Your novel paints a brilliant portrait of an angst ridden city, Shillong, with passing references to arms deals and issues with migrants. Tell us more about Shillong and North-Eastern India and what makes them such wonderful settings for an absorbing thriller.
The North East has a different sort of society compared to mainland India, and it has always been a bit isolated. As far as locations go, the city of Shillong (like other urban areas in the North East) has an interesting mix of shabbiness and beauty. Then there is the presence of sundry militant groups in the North East, some of whose members land up from time to time in Shillong. All of this taken together, I realized, would provide an interesting setting for a noir thriller.
Your typical day of writing
I find the early morning, when there are no distractions around, the best time to get writing done. I do some writing later in the day too, along with some reading, and research if required.
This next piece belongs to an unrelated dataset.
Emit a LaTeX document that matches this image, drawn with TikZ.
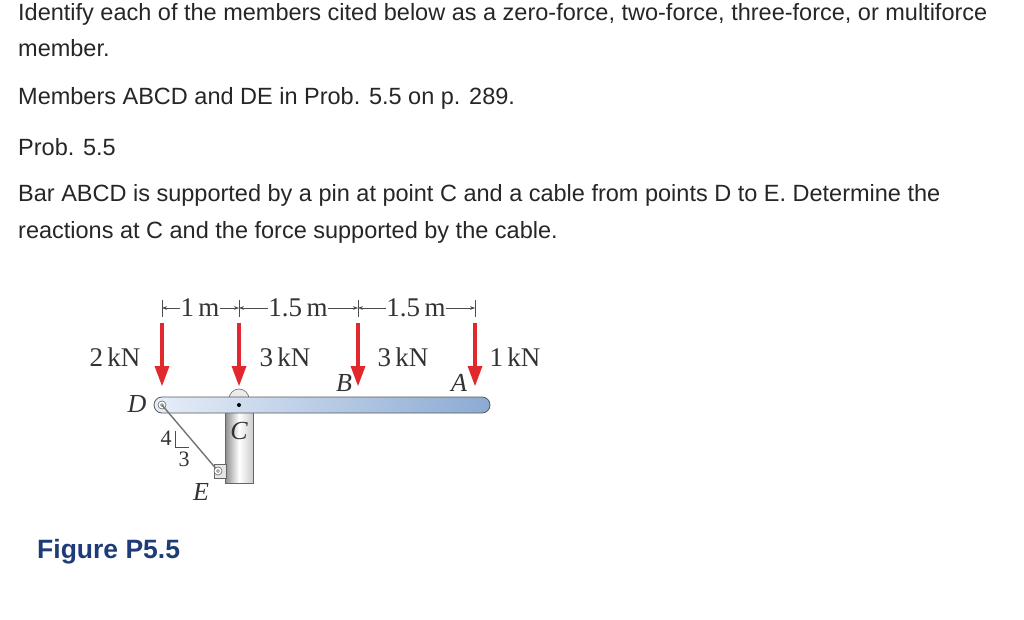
\documentclass[tikz,border=0pt]{standalone}
\usepackage{fontspec}
\setmainfont{Liberation Sans}
\newfontfamily\figfont{Liberation Serif}
\usetikzlibrary{arrows.meta}
\definecolor{fred}{RGB}{225,40,45}
\definecolor{barL}{RGB}{230,238,248}
\definecolor{barD}{RGB}{140,170,210}
\definecolor{figblue}{RGB}{30,60,120}
\begin{document}
\begin{tikzpicture}[x=1pt,y=-1pt,
  txt/.style={anchor=west,inner sep=0pt,font=\fontsize{23.5}{26}\selectfont,text=black!85},
  flab/.style={inner sep=0pt,font=\figfont\fontsize{27}{28}\selectfont,text=black!80},
  ilab/.style={flab,font=\figfont\itshape\fontsize{26}{28}\selectfont},
  force/.style={fred,line width=3.6pt},
  fhead/.style={fill=fred},
  dim/.style={black!70,line width=0.7pt}]
\useasboundingbox (0,0) rectangle (1024,620);
\node[txt] (t1) at (18,14) {Identify each of the members cited below as a zero-force, two-force, three-force, or multiforce};
\node[txt] (t2) at (18,48) {member.};
\node[txt] (t3) at (18,98) {Members ABCD and DE in Prob. 5.5 on p. 289.};
\node[txt] (t4) at (18,147) {Prob. 5.5};
\node[txt] (t5) at (18,195) {Bar ABCD is supported by a pin at point C and a cable from points D to E. Determine the};
\node[txt] (t6) at (18,232) {reactions at C and the force supported by the cable.};
\node[txt,font=\bfseries\fontsize{26.5}{28}\selectfont,text=figblue] (fig) at (37,552) {Figure P5.5};
% post
\shade[left color=black!45,right color=black!20,middle color=white,draw=black!60,line width=0.6pt] (225,405) rectangle (253,483);
% pin cap at C
\draw[black!60,fill=black!8,line width=0.6pt] (229,399) arc (180:360:10);
% bar
\shade[left color=barL,right color=barD,draw=black!65,line width=0.8pt,rounded corners=8pt] (154,397) rectangle (490,413);
\fill (239,405) circle (2);
% D pin
\draw[black!60,fill=white,line width=0.6pt] (162,405) circle (4);
\draw[black!60,line width=0.5pt] (162,405) circle (1.5);
\coordinate (D) at (162,405);
% E bracket
\draw[black!60,fill=black!10,line width=0.6pt] (214,464) rectangle (226,478);
\coordinate (E) at (218,471);
\draw[black!55,line width=1.4pt] (D) -- (E);
\draw[black!60,fill=white,line width=0.6pt] (E) circle (4);
\draw[black!60,line width=0.5pt] (E) circle (1.5);
% slope triangle
\draw[black!70,line width=0.7pt] (175,431) -- (175,447) -- (189,447);
\node[flab,font=\figfont\fontsize{22}{24}\selectfont] (n4) at (166,438) {4};
\node[flab,font=\figfont\fontsize{22}{24}\selectfont] (n3) at (184,459) {3};
% labels
\node[ilab] (lD) at (137,404) {D};
\node[ilab] (lC) at (239,431) {C};
\node[ilab] (lE) at (201,492) {E};
\node[ilab] (lB) at (344,383) {B};
\node[ilab] (lA) at (459,383) {A};
% forces
\foreach \x/\n in {162/1,239/2,358/3,475/4}{
  \coordinate (f\n) at (\x,323); \coordinate (f\n t) at (\x,386);
  \draw[force] (f\n) -- (\x,370);
  \fill[fhead] (\x-7.5,366) -- (\x+7.5,366) -- (f\n t) -- cycle;
}
\node[flab] (k1) at (115,357) {2\,kN};
\node[flab] (k2) at (285,357) {3\,kN};
\node[flab] (k3) at (403,357) {3\,kN};
\node[flab] (k4) at (515,357) {1\,kN};
% dimensions
\foreach \x in {162,239,358,475} \draw[dim] (\x,300) -- (\x,317);
\node[flab] (d1) at (200,308) {1\,m};
\node[flab] (d2) at (298,308) {1.5\,m};
\node[flab] (d3) at (416,308) {1.5\,m};
\draw[dim,-{Stealth[length=5pt]}] (d1.west) -- (162,308);
\draw[dim,-{Stealth[length=5pt]}] (d1.east) -- (239,308);
\draw[dim,-{Stealth[length=5pt]}] (d2.west) -- (239,308);
\draw[dim,-{Stealth[length=5pt]}] (d2.east) -- (358,308);
\draw[dim,-{Stealth[length=5pt]}] (d3.west) -- (358,308);
\draw[dim,-{Stealth[length=5pt]}] (d3.east) -- (475,308);
\end{tikzpicture}
\end{document}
What is your process of writing a book? Do you plot them meticulously or let them evolve? How do you do your research?
It’s a combination of both: you need to have a basic plot in mind, especially while writing a crime novel or a thriller, but you also have to be flexible enough while writing to allow for changes in the plot and additions or deletions. The inspiration comes from the society around me, from the life that I see around me. As far as research goes, I haven’t yet written a book that requires in-depth research, and the internet is a great source of information. However, for the thriller set in Assam that I’m planning to work on now, I will have to meet people and go to places to find out things. The best way to deal with so-called writer’s block it is to sit down at your desk at a given time every day and not get up till you’ve completed at least one page!
Your perspectives on the Indian publishing industry and what have you learnt about it.
It’s still evolving; the market for crime novels and thrillers and other genre fiction is starting to grow. Romance is very popular, and mythology to some extent.
Your views on two gamechangers in the publishing world – self-publishing and eBooks.
I think you still need a publisher on your side to back you up. Of course, the way things are nowadays, no one has much time to spare for you, especially if you’re a first-time writer, so you need to work a lot yourself on the promotion of the book. E-books are slowly getting popular here as well, though it’ll be a long time before they reach the sort of usage levels one sees in the US and UK.
What advice would you have for writers who are trying to get their first novel published?
Speaking from my own experience, people tend to get very attached to the first draft of their first book. Don’t get too attached to anything you’ve written; you should be able and willing to delete and rewrite any part of it, or even the whole, to make it a better book. Study the market, both in India and abroad. Try and get in touch with editors at publishing houses. And while you’re waiting for your first book to get accepted and then published, keep writing. That way you’ll have a second book ready by the time the first one comes out.
What are you currently working on?
I have just finished the first draft of a crime novel set in Delhi and featuring a private detective. After this I start work on a thriller set in Assam. Westland is bringing out my third novel Red River, Blue Hills later this year: it’s a thriller set in Delhi and North East India.